- [REQUIRED TASK]: Sort through the entries below and pull out lines containing the word "with".

- [INPUT DATA]:
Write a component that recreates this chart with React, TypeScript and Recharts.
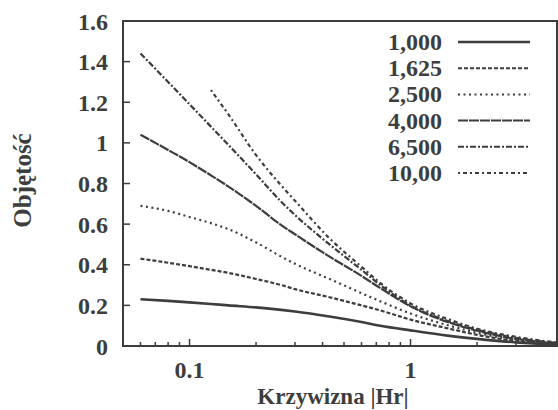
import { LineChart, Line, XAxis, YAxis, Legend, ReferenceArea } from "recharts";

const curvature = [0.06, 0.08, 0.1, 0.125, 0.15, 0.2, 0.26, 0.3, 0.43, 0.6, 0.73, 1, 1.5, 2, 3, 4.6];

const v1000 = [0.23, 0.222, 0.215, 0.207, 0.2, 0.19, 0.178, 0.17, 0.145, 0.118, 0.1, 0.077, 0.05, 0.035, 0.018, 0.007];
const v1625 = [0.43, 0.41, 0.393, 0.375, 0.36, 0.33, 0.3, 0.28, 0.24, 0.2, 0.175, 0.13, 0.085, 0.055, 0.025, 0.01];
const v2500 = [0.69, 0.665, 0.635, 0.605, 0.575, 0.51, 0.44, 0.405, 0.33, 0.26, 0.22, 0.16, 0.1, 0.065, 0.03, 0.012];
const v4000 = [1.04, 0.965, 0.905, 0.84, 0.785, 0.69, 0.595, 0.55, 0.44, 0.345, 0.285, 0.195, 0.115, 0.075, 0.035, 0.013];
const v6500 = [1.44, 1.3, 1.19, 1.08, 0.99, 0.845, 0.71, 0.645, 0.5, 0.375, 0.3, 0.2, 0.12, 0.08, 0.04, 0.015];

// 10,00 only starts at 0.125, so it has its own x list
const curvature10 = [0.125, 0.15, 0.2, 0.26, 0.3, 0.43, 0.6, 0.73, 1, 1.5, 2, 3, 4.6];
const v10000 = [1.26, 1.14, 0.94, 0.79, 0.715, 0.53, 0.39, 0.31, 0.21, 0.13, 0.085, 0.045, 0.017];

const seriesNames = ["1,000", "1,625", "2,500", "4,000", "6,500", "10,00"];
const fullSeries = [v1000, v1625, v2500, v4000, v6500];
const dashes = [undefined, "4 2", "2 3.5", "10 1", "6 2 2 2", "2 3 4 3"];

const yTicks = [0, 0.2, 0.4, 0.6, 0.8, 1, 1.2, 1.4, 1.6];
const xTicks = [0.06, 0.07, 0.08, 0.09, 0.1, 0.2, 0.3, 0.4, 0.5, 0.6, 0.7, 0.8, 0.9, 1, 2, 3, 4];
const xMajor = [0.1, 1];

// shared table has no gaps (nulls in it made the axes vanish)
const data = curvature.map((x, i) => {
  const row: any = { x };
  fullSeries.forEach((vals, s) => {
    row["s" + s] = vals[i];
  });
  return row;
});
const data10 = curvature10.map((x, i) => ({ x, s5: v10000[i] }));

const INK = "#3d3d3d";
const FONT = "'Liberation Serif', 'DejaVu Serif', serif";
const X_DOMAIN: [number, number] = [0.05, 4.6];
const Y_DOMAIN: [number, number] = [0, 1.6];

const BottomTick = (props: any) => {
  const { x, y, payload } = props;
  const major = xMajor.includes(payload.value);
  return (
    <g>
      <path d={`M${x},${y}V${y - (major ? 7 : 4)}`} stroke={INK} strokeWidth={1.5} fill="none" />
      {major && (
        <text x={x} y={y + 32} textAnchor="middle" fontFamily={FONT} fontWeight="bold" fontSize={24} fill={INK}>
          {payload.value}
        </text>
      )}
    </g>
  );
};

const TopTick = (props: any) => {
  const { x, y, payload } = props;
  const major = xMajor.includes(payload.value);
  return <path d={`M${x},${y}V${y + (major ? 7 : 4)}`} stroke={INK} strokeWidth={1.5} fill="none" />;
};

const LeftTick = (props: any) => {
  const { x, y, payload } = props;
  return (
    <g>
      <path d={`M${x},${y}H${x + 7}`} stroke={INK} strokeWidth={1.5} fill="none" />
      <text x={x - 15} y={y + 8.5} textAnchor="end" fontFamily={FONT} fontWeight="bold" fontSize={24} fill={INK}>
        {payload.value}
      </text>
    </g>
  );
};

const RightTick = (props: any) => {
  const { x, y } = props;
  return <path d={`M${x},${y}H${x - 7}`} stroke={INK} strokeWidth={1.5} fill="none" />;
};

const LegendBox = () => (
  <svg width={190} height={170}>
    {seriesNames.map((n, i) => {
      const cy = 15 + i * 26.2;
      return (
        <g key={n}>
          <text x={72} y={cy + 8} textAnchor="end" fontFamily={FONT} fontWeight="bold" fontSize={24} fill={INK}>
            {n}
          </text>
          <line x1={88} x2={160} y1={cy} y2={cy} stroke={INK} strokeWidth={i === 0 ? 2.5 : 2} strokeDasharray={dashes[i]} />
        </g>
      );
    })}
  </svg>
);

const axisCommon = { tickSize: 0, tickMargin: 0, tickLine: false, axisLine: false, interval: 0 as const };

export default function App() {
  return (
    <div style={{ position: "absolute", left: 0, top: 0, background: "#fff" }}>
      <LineChart width={558} height={410} data={data} margin={{ top: 21, right: 1, bottom: 0, left: 0 }}>
        <XAxis
          {...axisCommon}
          dataKey="x"
          type="number"
          scale="log"
          domain={X_DOMAIN}
          allowDataOverflow
          ticks={xTicks}
          height={64}
          tick={<BottomTick />}
          label={({ viewBox }: any) => (
            <text
              x={viewBox.x + viewBox.width / 2 - 7}
              y={viewBox.y + 58}
              textAnchor="middle"
              fontFamily={FONT}
              fontWeight="bold"
              fontSize={23}
              fill={INK}
            >
              Krzywizna |Hr|
            </text>
          )}
        />
        <XAxis
          {...axisCommon}
          xAxisId="top"
          orientation="top"
          dataKey="x"
          type="number"
          scale="log"
          domain={X_DOMAIN}
          allowDataOverflow
          ticks={xTicks}
          height={0}
          tick={<TopTick />}
        />
        <YAxis
          {...axisCommon}
          type="number"
          domain={Y_DOMAIN}
          ticks={yTicks}
          width={123}
          tick={<LeftTick />}
          label={({ viewBox }: any) => {
            const cx = viewBox.x + 22;
            const cy = viewBox.y + viewBox.height / 2 - 3;
            return (
              <text
                x={cx}
                y={cy}
                transform={`rotate(-90 ${cx} ${cy})`}
                textAnchor="middle"
                dominantBaseline="central"
                fontFamily={FONT}
                fontWeight="bold"
                fontSize={25}
                fill={INK}
              >
                Objętość
              </text>
            );
          }}
        />
        <YAxis
          {...axisCommon}
          yAxisId="right"
          orientation="right"
          type="number"
          domain={Y_DOMAIN}
          ticks={yTicks}
          width={0}
          tick={<RightTick />}
        />
        <ReferenceArea
          x1={X_DOMAIN[0]}
          x2={X_DOMAIN[1]}
          y1={Y_DOMAIN[0]}
          y2={Y_DOMAIN[1]}
          fill="none"
          stroke={INK}
          strokeWidth={2}
          ifOverflow="visible"
        />
        <Legend
          layout="vertical"
          align="center"
          verticalAlign="middle"
          content={<LegendBox />}
          wrapperStyle={{ position: "absolute", left: 370, top: 27, width: 190, height: 170 }}
        />
        {fullSeries.map((_, i) => (
          <Line
            key={seriesNames[i]}
            name={seriesNames[i]}
            dataKey={"s" + i}
            type="monotone"
            stroke={INK}
            strokeWidth={i === 0 ? 2.6 : 2.2}
            strokeDasharray={dashes[i]}
            dot={false}
            isAnimationActive={false}
          />
        ))}
        <Line
          name={seriesNames[5]}
          data={data10}
          dataKey="s5"
          type="monotone"
          stroke={INK}
          strokeWidth={2.2}
          strokeDasharray={dashes[5]}
          dot={false}
          isAnimationActive={false}
        />
      </LineChart>
    </div>
  );
}
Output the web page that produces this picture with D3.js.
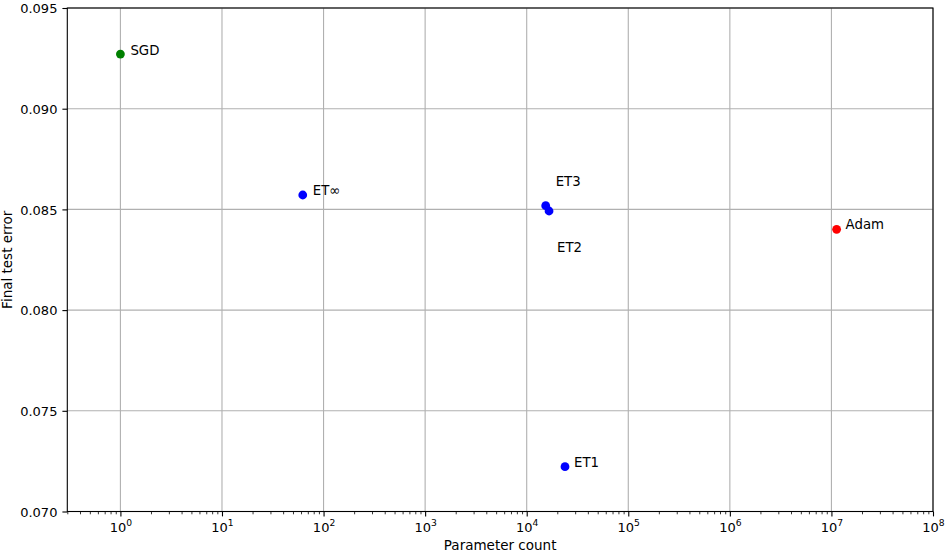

- [FINAL ANSWER]:
Write a component that recreates this chart with React, TypeScript and Recharts.
Output the web page that produces this picture with D3.js.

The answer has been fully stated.